- Your goal -
In the listing below, locate the lines that hold "source" and copy them.
***** Supplied data
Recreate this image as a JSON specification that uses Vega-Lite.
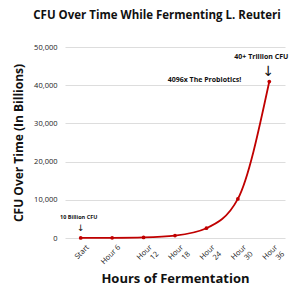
{
  "$schema": "https://vega.github.io/schema/vega-lite/v6.json",
  "width": 220,
  "height": 191,
  "autosize": {"type": "none"},
  "padding": {"left": 65, "top": 47, "right": 15, "bottom": 62},
  "background": "white",
  "title": {
    "text": "CFU Over Time While Fermenting L. Reuteri",
    "font": "Open Sans",
    "fontSize": 11.5,
    "fontWeight": "bold",
    "color": "#111111",
    "anchor": "middle",
    "dx": -18,
    "offset": 22
  },
  "data": {
    "values": [
      {"hour": "Start", "cfu": 10, "note": "10 Billion CFU"},
      {"hour": "Hour 6", "cfu": 40},
      {"hour": "Hour 12", "cfu": 160},
      {"hour": "Hour 18", "cfu": 640},
      {"hour": "Hour 24", "cfu": 2560},
      {"hour": "Hour 30", "cfu": 10240},
      {"hour": "Hour 36", "cfu": 40960, "note": "40+ Trillion CFU", "note2": "4096x The Probiotics!"}
    ]
  },
  "encoding": {
    "x": {
      "field": "hour",
      "type": "ordinal",
      "sort": null,
      "scale": {"type": "point", "padding": 0.5},
      "axis": {
        "title": "Hours of Fermentation",
        "titleFont": "Open Sans",
        "titleFontSize": 13,
        "titleFontWeight": "bold",
        "titleColor": "#111111",
        "titlePadding": 5,
        "labelAngle": -45,
        "labelFont": "Open Sans",
        "labelFontSize": 7.5,
        "labelColor": "#222222",
        "labelExpr": "datum.value == 'Start' || datum.value == 'Hour 6' ? datum.value : split(datum.value, ' ')",
        "ticks": false,
        "domain": false,
        "grid": false,
        "labelPadding": 5,
        "labelOffset": 4
      }
    },
    "y": {
      "field": "cfu",
      "type": "quantitative",
      "scale": {"domain": [0, 50000]},
      "axis": {
        "title": "CFU Over Time (In Billions)",
        "titleFont": "Open Sans",
        "titleFontSize": 12,
        "titleFontWeight": "bold",
        "titleColor": "#111111",
        "titlePadding": 8,
        "values": [0, 10000, 20000, 30000, 40000, 50000],
        "format": ",d",
        "labelFont": "Open Sans",
        "labelFontSize": 7.5,
        "labelColor": "#222222",
        "ticks": false,
        "domain": false,
        "labelPadding": 8,
        "gridColor": "#dddddd"
      }
    }
  },
  "layer": [
    {
      "mark": {"type": "line", "interpolate": "monotone", "color": "#c00000", "strokeWidth": 1.8}
    },
    {
      "mark": {"type": "point", "filled": true, "color": "#c00000", "size": 14, "opacity": 1}
    },
    {
      "transform": [{"filter": "datum.hour == 'Start'"}],
      "mark": {"type": "text", "fontSize": 5.5, "font": "Open Sans", "fontWeight": "bold", "color": "#111111", "dy": -21, "dx": -2},
      "encoding": {"text": {"field": "note"}}
    },
    {
      "transform": [{"filter": "datum.hour == 'Start'"}],
      "mark": {"type": "text", "fontSize": 9, "font": "DejaVu Sans", "color": "#111111", "dy": -10},
      "encoding": {"text": {"value": "↓"}}
    },
    {
      "transform": [{"filter": "datum.hour == 'Hour 36'"}],
      "mark": {"type": "text", "fontSize": 7, "font": "Open Sans", "fontWeight": "bold", "color": "#111111", "dy": -25, "dx": -8, "align": "center"},
      "encoding": {"text": {"field": "note"}}
    },
    {
      "transform": [{"filter": "datum.hour == 'Hour 36'"}],
      "mark": {"type": "text", "fontSize": 14, "font": "DejaVu Sans", "color": "#111111", "dy": -10, "dx": -1},
      "encoding": {"text": {"value": "↓"}}
    },
    {
      "transform": [{"filter": "datum.hour == 'Hour 36'"}],
      "mark": {"type": "text", "fontSize": 7, "font": "Open Sans", "fontWeight": "bold", "color": "#111111", "dy": -2, "dx": -28, "align": "right"},
      "encoding": {"text": {"field": "note2"}}
    }
  ],
  "config": {"view": {"stroke": null}}
}
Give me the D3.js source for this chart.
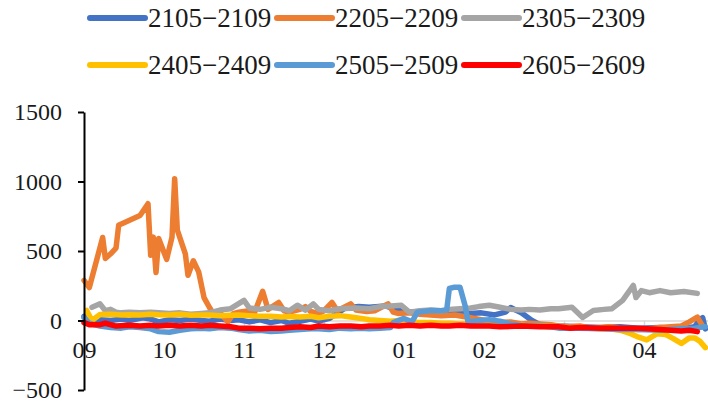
<!DOCTYPE html>
<html lang="en">
<head>
	<meta charset="UTF-8">
	<title>Spread</title>
	<script src="https://cdn.jsdelivr.net/npm/d3@7"></script>
	<style>
		html,body{
			margin:0;
			padding:0;
			background:#fff;
		}
		svg{
			display:block;
		}
		svg text{
			font-family:"Liberation Serif","Times New Roman",serif;
		}
		.line{
			fill:none;
			stroke-width:5.5;
			stroke-linejoin:round;
			stroke-linecap:round;
		}
	</style>
</head>
<body>
	<svg id="svg" width="708" height="403"></svg>
	<script>
		// x = calendar day counted from the start of Sep, value = spread
		var months = ["09","10","11","12","01","02","03","04"];
		var monthDays = [0,30,60,90,120,150,180,210];
		var yTicks = [-500,0,500,1000,1500];
		var names = ["2105\u22122109","2205\u22122209","2305\u22122309","2405\u22122409","2505\u22122509","2605\u22122609"];
		var colors = ["#4472C4","#ED7D31","#A5A5A5","#FFC000","#5B9BD5","#FF0000"];

		var s2105 = [[0,30],[2,10],[6,5],[10,0],[14,10],[17,0],[22,20],[25,10],[28,-10],[32,5],[36,0],[40,10],[44,0],[47,-5],[51,10],[55,0],[58,5],[62,-10],[66,5],[70,-15],[74,0],[77,-20],[81,-5],[85,10],[88,-5],[92,15],[98,90],[103,100],[107,95],[113,105],[117,80],[120,60],[126,65],[132,55],[136,65],[141,60],[145,50],[149,55],[154,40],[158,60],[160,94],[164,55],[168,0],[171,-30],[178,-40],[186,-45],[194,-50],[201,-45],[208,-55],[216,-50],[224,-60],[229,-45],[231,10],[232,20],[233,-60]];
		var s2205 = [[0,288],[2,237],[7,597],[8,446],[10,480],[12,520],[13,685],[14,695],[21,755],[24,840],[25,470],[26,600],[27,345],[28,590],[31,440],[33,600],[34,1020],[35,650],[38,480],[39,325],[41,430],[43,350],[45,165],[47,95],[48,65],[51,55],[54,-10],[56,50],[58,60],[62,70],[64,60],[67,210],[69,80],[73,130],[75,70],[77,60],[81,80],[83,100],[85,65],[88,50],[90,70],[93,130],[95,70],[100,120],[102,75],[106,65],[109,70],[114,120],[116,60],[118,50],[122,55],[126,45],[130,40],[134,35],[139,40],[145,20],[148,10],[152,-5],[156,-15],[160,-10],[164,-25],[167,-20],[171,-25],[175,-30],[178,-40],[182,-45],[186,-40],[190,-55],[194,-50],[197,-45],[201,-55],[205,-60],[208,-65],[212,-60],[216,-50],[220,-45],[224,-40],[227,-10],[230,25],[232,-40]];
		var s2305 = [[3,95],[6,120],[8,70],[10,80],[12,60],[14,55],[17,60],[21,55],[25,60],[28,55],[32,50],[36,55],[40,45],[44,50],[47,55],[51,75],[55,85],[60,145],[62,90],[66,80],[70,95],[74,85],[77,70],[80,110],[83,75],[86,120],[88,80],[92,70],[96,85],[102,90],[107,85],[111,100],[115,105],[119,110],[122,60],[126,70],[130,75],[134,70],[137,80],[141,85],[145,90],[148,100],[152,110],[156,95],[160,80],[164,75],[167,80],[171,75],[175,85],[178,85],[183,95],[187,22],[191,72],[195,80],[198,85],[202,145],[206,252],[207,165],[209,215],[212,200],[216,215],[220,200],[225,208],[230,195]];
		var s2405 = [[1,72],[3,0],[6,43],[10,45],[14,40],[17,42],[21,40],[25,45],[28,42],[32,40],[36,45],[40,38],[44,40],[47,40],[51,35],[55,38],[58,40],[62,35],[66,30],[70,30],[74,25],[77,28],[81,25],[85,30],[88,20],[92,30],[96,35],[100,25],[104,15],[107,5],[111,0],[115,-5],[118,0],[122,-10],[126,-15],[130,-15],[134,-20],[137,-20],[141,-25],[145,-20],[148,-30],[152,-30],[156,-35],[160,-30],[164,-35],[167,-40],[171,-40],[175,-45],[178,-50],[182,-55],[186,-50],[190,-55],[194,-60],[197,-60],[201,-70],[205,-95],[208,-120],[211,-140],[215,-95],[218,-100],[221,-130],[224,-165],[227,-125],[229,-125],[231,-150],[233,-195]];
		var s2505 = [[0,20],[2,-20],[6,-40],[10,-50],[14,-55],[17,-45],[21,-50],[25,-60],[28,-80],[32,-85],[36,-70],[40,-60],[44,-55],[47,-60],[51,-50],[55,-55],[58,-65],[62,-75],[66,-70],[70,-80],[74,-75],[77,-70],[81,-65],[85,-60],[88,-60],[92,-65],[96,-55],[100,-60],[104,-55],[107,-60],[111,-55],[115,-50],[116,-15],[120,15],[123,-10],[125,60],[130,72],[134,70],[136,75],[137,230],[139,240],[141,240],[143,100],[144,-10],[148,0],[152,5],[156,-5],[160,-25],[164,-35],[167,-40],[171,-40],[175,-45],[178,-55],[186,-55],[194,-60],[201,-65],[208,-65],[216,-70],[224,-60],[229,-55],[233,-45]];
		var s2605 = [[0,-15],[2,-30],[6,-30],[8,-20],[12,-40],[17,-35],[21,-40],[25,-35],[28,-40],[32,-35],[36,-40],[40,-35],[44,-40],[47,-35],[51,-40],[55,-45],[58,-55],[62,-55],[66,-60],[70,-55],[74,-55],[77,-50],[81,-45],[85,-50],[88,-40],[92,-45],[96,-40],[100,-40],[104,-45],[107,-40],[111,-40],[115,-35],[118,-40],[122,-35],[126,-40],[130,-35],[134,-40],[137,-40],[141,-35],[145,-40],[148,-40],[152,-40],[156,-45],[164,-40],[171,-45],[178,-45],[182,-55],[186,-50],[194,-55],[201,-55],[208,-55],[216,-65],[224,-75],[227,-70],[230,-80]];

		var series = [s2105,s2205,s2305,s2405,s2505,s2605];

		var svg = d3.select("svg");

		var x = d3.scaleLinear().domain([0,240]).range([84,724]);
		var y = d3.scaleLinear().domain([-500,1500]).range([390,112]);

		// zero line with month labels
		var xAxis = svg.append("g")
			.attr("transform","translate(0,"+y(0)+")")
			.call(d3.axisBottom(x)
				.tickValues(monthDays)
				.tickFormat((d,i)=>months[i])
				.tickSize(5)
				.tickSizeOuter(0)
				.tickPadding(15));
		xAxis.attr("font-family",null).attr("font-size",24);
		xAxis.select(".domain").attr("stroke","#d9d9d9").attr("stroke-width",1.5);
		xAxis.selectAll(".tick line").attr("stroke","#d9d9d9").attr("stroke-width",1.5);
		xAxis.selectAll("text").attr("fill","#1a1a1a");

		var line = d3.line()
			.x((d)=>{return x(d[0]);})
			.y((d)=>{return y(d[1]);});

		svg.append("g").selectAll("path")
			.data(series)
			.enter().append("path")
			.attr("class","line")
			.attr("stroke",(d,i)=>{return colors[i];})
			.attr("d",line);

		var yAxis = svg.append("g")
			.attr("transform","translate("+x(0)+",0)")
			.call(d3.axisLeft(y)
				.tickValues(yTicks)
				.tickFormat(d3.format("d"))
				.tickSize(6)
				.tickSizeOuter(0)
				.tickPadding(16));
		yAxis.attr("font-family",null).attr("font-size",24);
		yAxis.select(".domain").attr("stroke","#000").attr("stroke-width",2);
		yAxis.selectAll(".tick line").attr("stroke","#000").attr("stroke-width",2);
		yAxis.selectAll("text").attr("fill","#1a1a1a");

		// legend, three per row
		var legend = svg.append("g").selectAll("g")
			.data(names)
			.enter().append("g")
			.attr("transform",(d,i)=>{
				return "translate("+(90+(i%3)*187)+","+(18+Math.floor(i/3)*47)+")";
			});
		legend.append("line")
			.attr("x1",0).attr("x2",55)
			.attr("stroke",(d,i)=>{return colors[i];})
			.attr("stroke-width",6)
			.attr("stroke-linecap","round");
		legend.append("text")
			.attr("x",58)
			.attr("dy","0.34em")
			.attr("font-size",27)
			.attr("fill","#1a1a1a")
			.text((d)=>{return d;});
	</script>
</body>
</html>
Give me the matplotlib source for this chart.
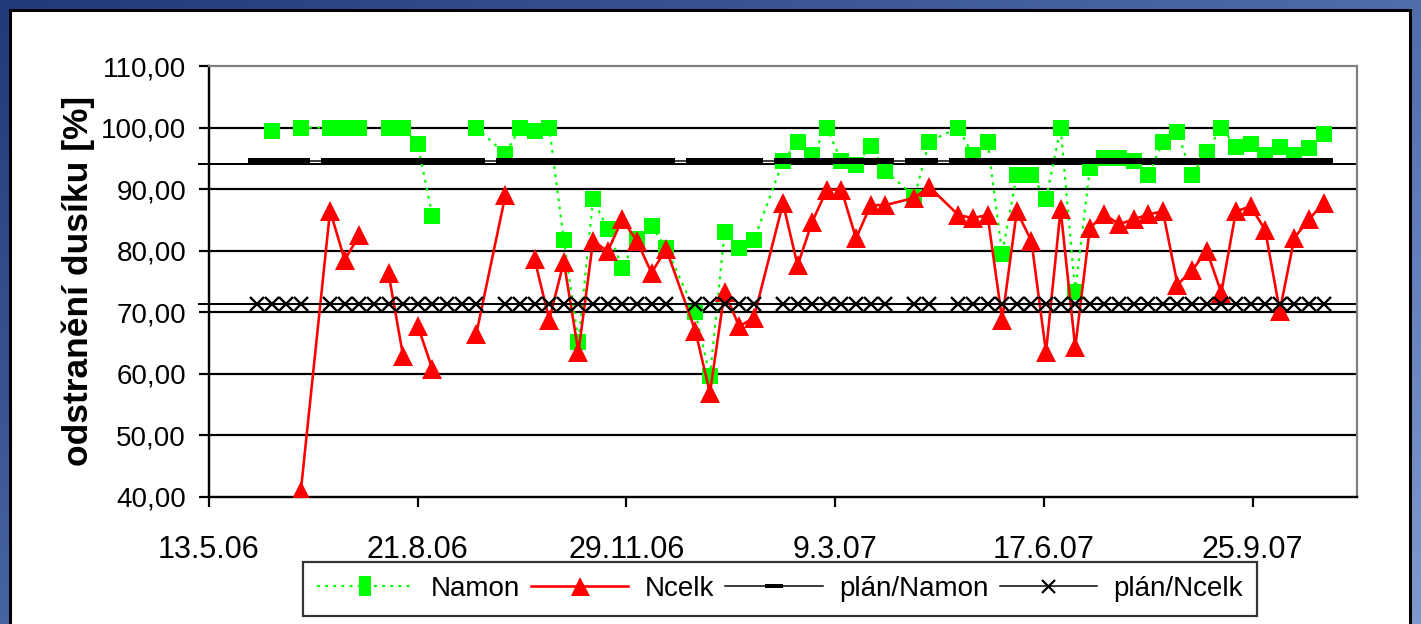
**********
- Response to the task -
Give me the D3.js source for this chart.
Give me the matplotlib source for this chart.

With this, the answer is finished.